Days before my flight, I found out that the film was shot on a cramped studio lot in the Hollywood Hills. As for Rick's bar, it never existed. At least not until 2004 when an enterprising Morocco-based American woman, who had obviously made the same disappointing discovery I did, decided to build one out of bricks rather than balsa wood, knowing it would be a bona fide tourist magnet. It was at this point that I realised I had romanticised the city of Casablanca to the point of absurdity.
Arriving late at night after a long flight from Dubai, I found the roads grid-locked, the pot-holed pavements crammed with people. Young, leather jacket-clad Moroccans socialising in and around the city's hundreds of cafés leaned nonchalantly against mopeds, smoking, laughing, eyeing up potential paramours in their brightly coloured hijabs across smog-filled streets.
Casablanca has a lively alfresco café culture. Certainly one to rival that of any city in Italy or France. By day, groups of men, young and old, chat idly. Or read the papers. Or just sit in a line with their backs to the café windows, watching the world go by. They sip espressos or traditional Moroccan tea (a combination of Ceylon leaves and mint) while getting their shoes shined by adolescent hands that should be holding a school pen not a dirty rag.
Poverty is never far away in Africa's 11th most populous city - old men sleeping in shop doorways at night are a common sight - and, like any big city in the developing world, it draws in the jobless from surrounding towns and villages only to chew them up and spit them back out on the street where they are forced to beg from the city's few tourists.
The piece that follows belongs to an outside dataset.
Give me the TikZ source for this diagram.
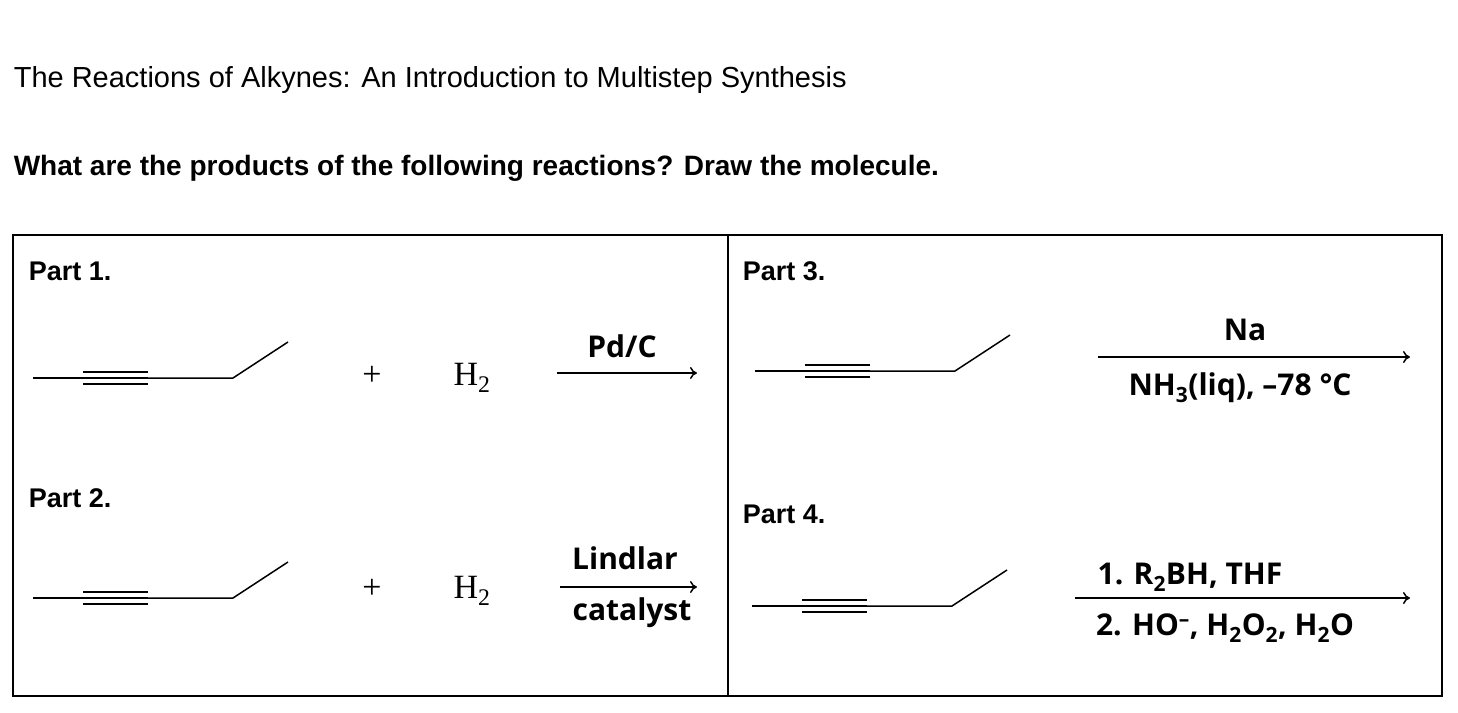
\documentclass[tikz,border=0pt]{standalone}
\usepackage{fontspec}
\usetikzlibrary{arrows.meta}
\setmainfont{Liberation Sans}
\newfontfamily\rg{Open Sans}
\newfontfamily\serif{Liberation Serif}
\begin{document}
\begin{tikzpicture}[x=1pt,y=-1pt,line width=1.6pt,
  lbl/.style={anchor=base west,inner sep=0,font=\fontsize{29}{34}\selectfont},
  prt/.style={anchor=base west,inner sep=0,font=\fontsize{28}{34}\selectfont\bfseries},
  rgt/.style={inner sep=0,font=\fontsize{30}{36}\selectfont\rg\bfseries},
  chem/.style={inner sep=0,font=\fontsize{34}{40}\selectfont\serif},
  bond/.style={line width=1.5pt},
  arr/.style={line width=1.5pt,-{To[length=7pt,width=12pt]}}]
\useasboundingbox (0,0) rectangle (1458,712);
\node[lbl] (title) at (13,87) {The Reactions of Alkynes: An Introduction to Multistep Synthesis};
\node[prt] (q) at (13,175) {What are the products of the following reactions? Draw the molecule.};
\draw[line width=1.8pt] (13,235) rectangle (1442,696);
\draw[line width=1.8pt] (728,235) -- (728,696);
\node[prt,font=\fontsize{27}{32}\selectfont\bfseries] (p1) at (28,280) {Part 1.};
\node[prt,font=\fontsize{27}{32}\selectfont\bfseries] (p2) at (28,507) {Part 2.};
\node[prt,font=\fontsize{27}{32}\selectfont\bfseries] (p3) at (742,280) {Part 3.};
\node[prt,font=\fontsize{27}{32}\selectfont\bfseries] (p4) at (742,523) {Part 4.};
\newcommand\butyne[3]{%
 \begin{scope}[shift={(#1,#2)}]
  \coordinate (#3a) at (0,0); \coordinate (#3b) at (50,0);
  \coordinate (#3c) at (115,0); \coordinate (#3d) at (200,0);
  \coordinate (#3e) at (255,-36);
  \draw[bond] (#3a) -- (#3b);
  \draw[bond] ([yshift=-6]#3b) -- ([yshift=-6]#3c);
  \draw[bond] (#3b) -- (#3c);
  \draw[bond] ([yshift=6]#3b) -- ([yshift=6]#3c);
  \draw[bond] (#3c) -- (#3d) -- (#3e);
 \end{scope}}
\butyne{33}{378}{m1}
\butyne{33}{598}{m2}
\butyne{755}{371}{m3}
\butyne{752}{606}{m4}
\node[chem] (plus1) at (372,376) {+};
\node[chem] (h1) at (472,378) {H\textsubscript{2}};
\node[chem] (plus2) at (372,589) {+};
\node[chem] (h2) at (472,591) {H\textsubscript{2}};
\coordinate (a1s) at (557,373); \coordinate (a1e) at (697,373);
\draw[arr] (a1s) -- (a1e);
\node[rgt] (r1) at (622,346) {Pd/C};
\coordinate (a2s) at (560,587); \coordinate (a2e) at (697,587);
\draw[arr] (a2s) -- (a2e);
\node[rgt] (r2a) at (625,558) {Lindlar};
\node[rgt] (r2b) at (632,613) {catalyst};
\coordinate (a3s) at (1098,357); \coordinate (a3e) at (1410,357);
\draw[arr] (a3s) -- (a3e);
\node[rgt] (r3a) at (1245,330) {Na};
\node[rgt] (r3b) at (1240,388) {NH\textsubscript{3}(liq), –78 °C};
\coordinate (a4s) at (1075,598); \coordinate (a4e) at (1410,598);
\draw[arr] (a4s) -- (a4e);
\node[rgt] (r4a) at (1190,577) {1. R\textsubscript{2}BH, THF};
\node[rgt] (r4b) at (1225,628) {2. HO\textsuperscript{–}, H\textsubscript{2}O\textsubscript{2}, H\textsubscript{2}O};
\end{tikzpicture}
\end{document}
Casablanca, with its chronic shortage of postcard-pretty landmarks, is usually a tourist's afterthought. Atmospheric Marrakech and Fez invariably get the lion's share of visitors to Morocco. The statistics, however, could be in for a shake-up thanks to the recent opening of Morocco Mall, the country's first GCC-style mega mall, replete with luxury retailers, dancing fountains and a giant aquarium. While this is a major boost for the city, it's also sad that Morocco's first Starbucks in a sterile shopping centre could be the first step towards killing off its vibrant, decades-old street cafés.
Already, Casablanca's Berber history seems to have been all but buried beneath concrete and the peripheries of a sprawling port and naval base. Despite being in the heart of the Maghreb region, its streets are redolent of Paris - a forlorn, crumbling post-war Paris crying out for a good scrub and a battalion of painters to revive the art-deco buildings designed by French architect, Henri Prost, most of which can be found in the Ville Nouvelle (New Town) area of the city. The French influence - Morocco was a protectorate of France from 1912 until 1956 - is everywhere. Not just architecturally but linguistically, with half the Moroccan population able to speak French as well as Arabic and Berber.
Everywhere I went people approached me with a friendly ‘bonjour'. I replied with a mix of stuttering secondary-school French and one of the few Arabic phrases picked up in Dubai: "Je ne comprends pas. Titkallum Inglisi?"
On my second day in the city I set out for the Old Medina, an ancient but recently restored souq in the part of town pre-dating the French protectorate. In warren-like alleyways I found predictable tourist baubles (camel key rings and evil eye bracelets galore) alongside locally made leather products of superior quality and more lampshades than an Ikea factory. In a vast Aladdin's cave of clay pots, ornate cedar wood chests, hookah pipes and tasselled Fez hats, my search for a ‘Made in China' sticker proved satisfyingly fruitless.
Later I went on a bus tour to the old and affluent suburb of Anfa, Casablanca's original name before the marauding Portuguese arrived in the 15th century and re-named it Casa Branca, meaning ‘white house', after the military fortress they eventually built.